When reporting restrictions surrounding the murder of Liz Edwards and her thirteen year old daughter were lifted last month, shocking details of the killings were revealed. Most shocking of all, the identities of the killers: Ms Edwards’ fifteen year old daughter Kim Edwards and her fourteen year old boyfriend Lucas Markham. Both defendants were charged with, and ultimately convicted of, murder.
The reasoning for the initial reporting restrictions
The two teenage killers were initially granted protection under section 45 of the Youth and Criminal Justice Act 1999, which allows the court to prevent the identification of young persons involved in court proceedings until they reach the age of 18. The power is discretionary and the court may dispense with the restriction if it is deemed to be in the interests of justice to do so.
Prior to the trial, Lucas Markham pleaded guilty to murder and Kim Edwards to the lesser crime of manslaughter. At this stage, the court maintained reporting restrictions, noting that Kim Edwards was pleading a defence of diminished responsibility based on her mental state at the time of the murders. She had attempted suicide just three weeks before the murders and was described as “emotionally and physically vulnerable”. This led not only to considerations around her welfare, but to the integrity of the trial process. Although the court also considered the deterrent effect of naming the defendants, it was considered to have little effect. The judge also noted the “immediate and virulent social media storm” and press attention likely to follow identification, with the resultant burden on the secure unit in which she was housed.
Why the reporting restrictions were lifted
At the conclusion of the trial the court revisited the reporting restrictions, hearing representations from a number of newspaper organisations, the Press Association, the defendants and the Local Authority. The CPS adopted a neutral position. The trial having concluded and with Kim Edwards convicted of murder, the factual circumstances were much changed and the judge lifted the reporting restrictions, although they remained in place pending the hearing of an appeal (on both reporting and sentencing) to the Court of Appeal.
The key factors in the decision to lift restrictions were as follows:
- The crimes committed by the defendants were exceptionally grave, the trial judge describing the crimes as having “few parallels in modern criminal history”, such that there was a high public interest in their identification. Without the identities, the trial would be deprived of meaning and context because it would be impossible to understand that the murders took place in a closed family context.

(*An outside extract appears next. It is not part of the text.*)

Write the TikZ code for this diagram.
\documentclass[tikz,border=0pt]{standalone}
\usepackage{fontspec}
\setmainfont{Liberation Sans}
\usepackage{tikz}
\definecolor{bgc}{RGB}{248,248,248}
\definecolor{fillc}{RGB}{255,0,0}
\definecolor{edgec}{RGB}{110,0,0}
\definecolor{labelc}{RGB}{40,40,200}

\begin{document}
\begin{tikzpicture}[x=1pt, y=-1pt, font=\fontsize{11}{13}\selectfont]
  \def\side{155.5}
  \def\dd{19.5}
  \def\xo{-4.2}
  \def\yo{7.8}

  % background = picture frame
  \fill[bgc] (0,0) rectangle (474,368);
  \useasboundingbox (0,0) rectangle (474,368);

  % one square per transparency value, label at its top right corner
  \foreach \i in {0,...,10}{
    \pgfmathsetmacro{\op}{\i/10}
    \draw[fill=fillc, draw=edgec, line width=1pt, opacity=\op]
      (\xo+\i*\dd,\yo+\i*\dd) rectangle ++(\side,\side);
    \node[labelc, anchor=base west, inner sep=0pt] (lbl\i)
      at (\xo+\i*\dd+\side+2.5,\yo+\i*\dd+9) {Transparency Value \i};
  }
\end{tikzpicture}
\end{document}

- There was no evidence that identifying the defendants would adversely affect their future rehabilitation and therefore be contrary to the welfare of a child.
- The order would in any event expire when the defendants reached 18 in three years’ time and their sentence (a minimum terms of 20 years, revised on appeal to 17.5) and process of rehabilitation would stretch well beyond that period.
- While there would be a need for special attention to be paid at the time the press reported on the identities, the time delay between the lifting of the restrictions and reporting addressed this concern.
- This was not one of the rare cases, as in the Bulger murder or A & B v Persons Unknown, where the risk of vigilante action was so high that the killers’ right to life was sufficiently engaged to justify a lifelong order.
The decision again highlights the fact sensitive approach required in challenges to reporting restrictions, with the judge specifically noting that submissions should focus on the particular facts of the case rather than abstract principles.